How to begin? When I asked Julia Murphy, the current head of the SOM Women’s Initiative, what was to be done, she made a grand pincer-like movement with her arms. From the bottom, the flabbergasted twentysomethings just getting out of architecture school who find it hard to believe that Denise Scott Brown does not already have the Pritzker Prize. From the top: American architecture needs a survey, supported by professional organizations, but attached to an architecture school or schools, that will ask searching questions about salaries, sexism, sponsorship, time off, and time out to people participating in architecture at all levels. The AIA is scheduled to survey its members in 2014, but an AIA survey is not enough. If many women leave the profession before they are licensed, they never get to be AIA members. A model for such a research project can be found in the Australian Research Council–funded study, “Equity and Diversity in the Australian Architecture Profession: Women, Work and Leadership,” which has surveyed 1,237 women and 918 men. Though the full results have not yet been analyzed, a few patterns have emerged. “We found that women left at three moments: within five years of graduation, within ten years of graduation, within fifteen years of graduation,” says University of Melbourne professor Karen Burns. “My hypothesis was that these corresponded to stages in women’s lives as well as careers.” But it wasn’t only women leaving at any of those points: “Men and women leave because of low pay, long hours, and dissatisfaction with the narrow image of the profession.”
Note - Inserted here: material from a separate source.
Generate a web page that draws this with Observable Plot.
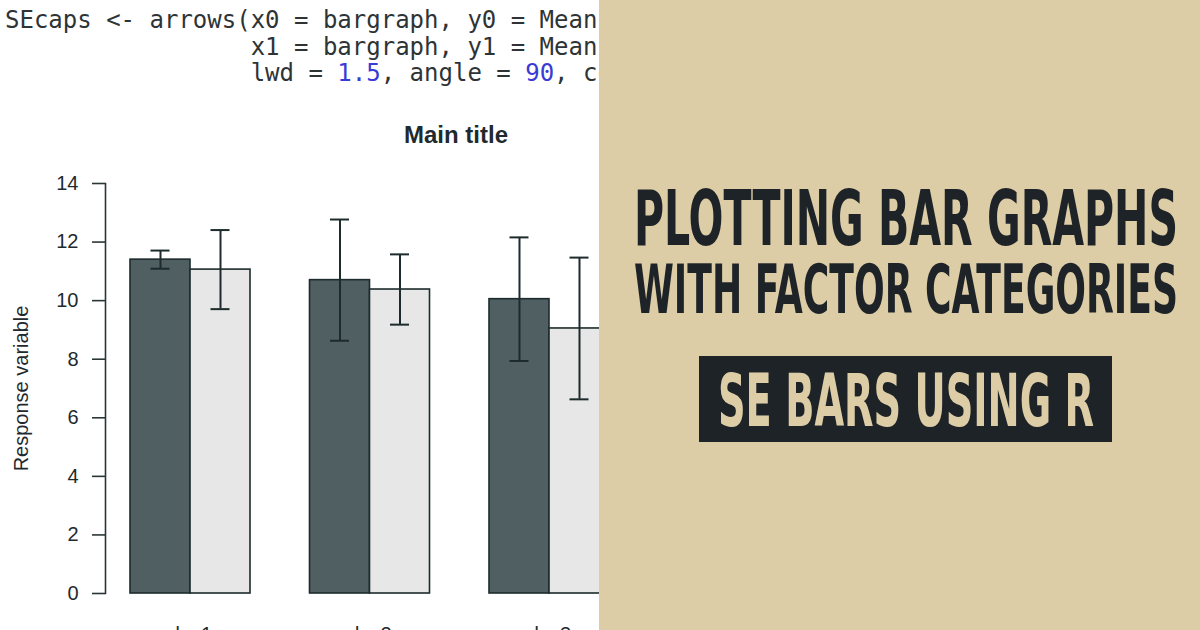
<!DOCTYPE html>
<html>
<head>
<meta charset="utf-8">
<script src="https://cdn.jsdelivr.net/npm/d3@7"></script>
<script src="https://cdn.jsdelivr.net/npm/@observablehq/plot@0.6"></script>
<style>
  html, body { margin: 0; padding: 0; width: 1200px; height: 630px; overflow: hidden; background: #ffffff; }
  #chart { position: absolute; left: 0; top: 0; }
  #code { position: absolute; left: 5px; top: 7px; width: 595px; overflow: hidden; white-space: pre;
          font-family: "DejaVu Sans Mono", monospace; font-size: 24px; line-height: 26.5px; color: #2e3436; }
  #code .num { color: #3a3ad6; }
  #title { position: absolute; left: 306px; width: 300px; top: 123px; text-align: center;
           font-family: "Liberation Sans", Arial, sans-serif; font-weight: bold; font-size: 24px; line-height: 24px; color: #1f2a2e; }
  #panel { position: absolute; left: 599px; top: 0; width: 601px; height: 630px; background: #dccda7; z-index: 5; }
  #panel svg { position: absolute; left: 0; top: 0; }
</style>
</head>
<body>
<div id="chart"></div>
<div id="code">SEcaps &lt;- arrows(x0 = bargraph, y0 = Means + SEs,
                 x1 = bargraph, y1 = Means - SEs,
                 lwd = <span class="num">1.5</span>, angle = <span class="num">90</span>, code = <span class="num">3</span>, length = <span class="num">0.05</span>)</div>
<div id="title">Main title</div>
<div id="panel">
  <svg width="601" height="630">
    <text x="35" y="245" textLength="544" lengthAdjust="spacingAndGlyphs"
          font-family="Liberation Sans Narrow, DejaVu Sans Condensed, sans-serif" font-weight="bold" font-size="76" fill="#1e2328">PLOTTING BAR GRAPHS</text>
    <text x="35" y="313" textLength="544" lengthAdjust="spacingAndGlyphs"
          font-family="Liberation Sans Narrow, DejaVu Sans Condensed, sans-serif" font-weight="bold" font-size="67" fill="#1e2328">WITH FACTOR CATEGORIES</text>
    <rect x="100" y="356" width="413" height="86" fill="#1e2328"></rect>
    <text x="119" y="426" textLength="376" lengthAdjust="spacingAndGlyphs"
          font-family="Liberation Sans Narrow, DejaVu Sans Condensed, sans-serif" font-weight="bold" font-size="73" fill="#dccda7">SE BARS USING R</text>
  </svg>
</div>
<script>
// ---- data ----
const days = ["day1", "day2", "day3"];
const groups = ["control", "treatment"];
const meansControl = [11.40, 10.70, 10.05];
const meansTreatment = [11.06, 10.38, 9.05];
const seControl = [0.31, 2.07, 2.11];
const seTreatment = [1.35, 1.20, 2.42];
const yTicks = [0, 2, 4, 6, 8, 10, 12, 14];
const groupColors = ["#505f62", "#e6e7e6"];

const rows = [];
days.forEach((day, i) => {
  rows.push({day, group: groups[0], mean: meansControl[i], se: seControl[i]});
  rows.push({day, group: groups[1], mean: meansTreatment[i], se: seTreatment[i]});
});

const ink = "#1d2b2c";

const chart = Plot.plot({
  width: 1200,
  height: 660,
  marginTop: 183,
  marginBottom: 67,
  marginLeft: 105,
  marginRight: 566,
  style: { fontFamily: "Liberation Sans, Arial, sans-serif", fontSize: "20px", color: "#1f2a2e", background: "transparent", overflow: "visible" },
  fx: { domain: days, paddingInner: 0.0529, paddingOuter: 0, round: false, label: null },
  x: { domain: groups, paddingInner: 0, paddingOuter: 25 / 60, round: false, axis: null },
  y: { domain: [0, 14], ticks: yTicks },
  color: { domain: groups, range: groupColors },
  marks: [
    Plot.barY(rows, { fx: "day", x: "group", y: "mean", fill: "group", stroke: ink, strokeWidth: 1.6 }),
    Plot.ruleX(rows, { fx: "day", x: "group", y1: d => d.mean - d.se, y2: d => d.mean + d.se, stroke: ink, strokeWidth: 2 }),
    Plot.tickY(rows, { fx: "day", x: "group", y: d => d.mean + d.se, insetLeft: 20.5, insetRight: 20.5, stroke: ink, strokeWidth: 2 }),
    Plot.tickY(rows, { fx: "day", x: "group", y: d => d.mean - d.se, insetLeft: 20.5, insetRight: 20.5, stroke: ink, strokeWidth: 2 }),
    Plot.frame({ anchor: "left", facetAnchor: "left", stroke: "#2a3536", strokeWidth: 1.6 }),
    Plot.axisY({ ticks: yTicks, tickSize: 13, tickPadding: 14, fontSize: 20, stroke: "#2a3536", strokeWidth: 1.6,
                 label: "Response variable", labelAnchor: "center", labelOffset: 92, labelArrow: "none" }),
    Plot.axisFx({ anchor: "bottom", tickSize: 0, tickPadding: 33, fontSize: 20, label: null })
  ]
});
document.getElementById("chart").appendChild(chart);
</script>
</body>
</html>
We need to create a new set of best practices. That will be a design project in itself, based on data, shared examples, and interpretation. Once written, we need to find leaders who will adopt them, firm by firm, sector by sector. That pincer movement needs to make partners (small p) of those coming into architecture and those with enough seniority to make change happen. As Colomina writes, “Correcting the record is not just a question of adding a few names or even thousands to the history of architecture. It is not just a matter of human justice or historical accuracy but a way to more fully understand architecture and the complex ways it is produced.”

Yes, Denise Scott Brown deserves her Pritzker inclusion ceremony, as she deserved the Pritzker in 1991. (Be happy next year’s Pritzker jury will once again include a single woman.) But the challenge for the future is to ensure there are no more DSBs asked (not so politely) to step out of the picture of the architects. Spotlight on Scott Brown, once again: “In a way my Pritzker Prize is the passion of all those people who responded to the petition and what they said. I am much less heart sore than I was. You didn’t have any of the sad old white males, who were so very, very big in so many areas of life.” If we are smart, and maybe a little disagreeable, more women in architecture can have the influence, experience, and creative life Scott Brown is still having. That’s the prize worth giving and receiving.